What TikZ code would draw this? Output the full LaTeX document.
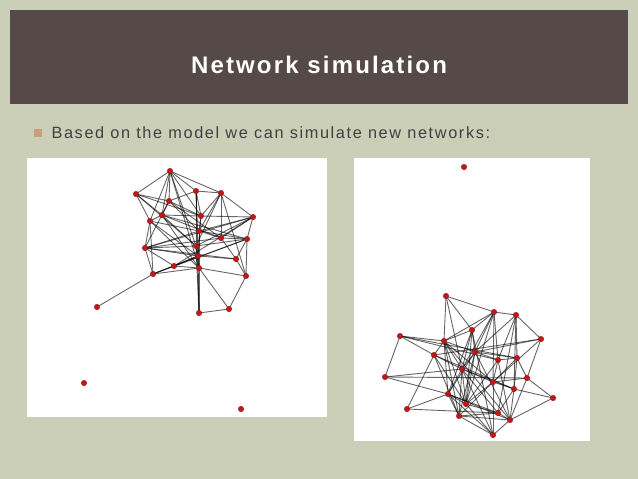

...

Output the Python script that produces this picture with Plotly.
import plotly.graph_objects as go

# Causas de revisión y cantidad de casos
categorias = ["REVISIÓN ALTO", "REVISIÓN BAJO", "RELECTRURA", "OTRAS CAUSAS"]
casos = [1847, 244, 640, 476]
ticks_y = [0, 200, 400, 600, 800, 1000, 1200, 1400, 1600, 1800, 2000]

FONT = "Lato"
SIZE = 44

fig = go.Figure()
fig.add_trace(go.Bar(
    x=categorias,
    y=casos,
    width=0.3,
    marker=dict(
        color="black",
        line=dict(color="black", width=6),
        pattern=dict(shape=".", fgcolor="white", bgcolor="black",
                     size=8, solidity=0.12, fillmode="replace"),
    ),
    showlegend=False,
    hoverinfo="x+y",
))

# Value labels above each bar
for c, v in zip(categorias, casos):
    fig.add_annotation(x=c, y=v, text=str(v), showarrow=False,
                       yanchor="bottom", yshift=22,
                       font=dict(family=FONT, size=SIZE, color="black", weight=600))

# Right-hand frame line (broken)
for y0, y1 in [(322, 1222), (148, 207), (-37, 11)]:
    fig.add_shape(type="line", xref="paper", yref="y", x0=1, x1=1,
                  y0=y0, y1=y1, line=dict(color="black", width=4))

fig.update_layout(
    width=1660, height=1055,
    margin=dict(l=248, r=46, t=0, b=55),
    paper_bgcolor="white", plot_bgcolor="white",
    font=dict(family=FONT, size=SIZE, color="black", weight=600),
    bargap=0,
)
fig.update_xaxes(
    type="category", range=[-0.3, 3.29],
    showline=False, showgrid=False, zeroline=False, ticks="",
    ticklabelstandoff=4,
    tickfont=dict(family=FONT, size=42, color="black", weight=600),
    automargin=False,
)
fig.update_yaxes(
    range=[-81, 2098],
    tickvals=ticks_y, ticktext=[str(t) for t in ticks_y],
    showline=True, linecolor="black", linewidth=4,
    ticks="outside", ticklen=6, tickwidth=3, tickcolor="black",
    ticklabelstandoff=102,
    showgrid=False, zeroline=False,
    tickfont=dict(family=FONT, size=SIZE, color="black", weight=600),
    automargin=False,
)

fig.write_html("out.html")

(Aim of the exercise): All lines above from the one containing "Output the Python" to the one containing "import plotly.graph_objects as go" must be repeated exactly, both lines included, and no others.

(Full answer):
Output the Python script that produces this picture with Plotly.
import plotly.graph_objects as go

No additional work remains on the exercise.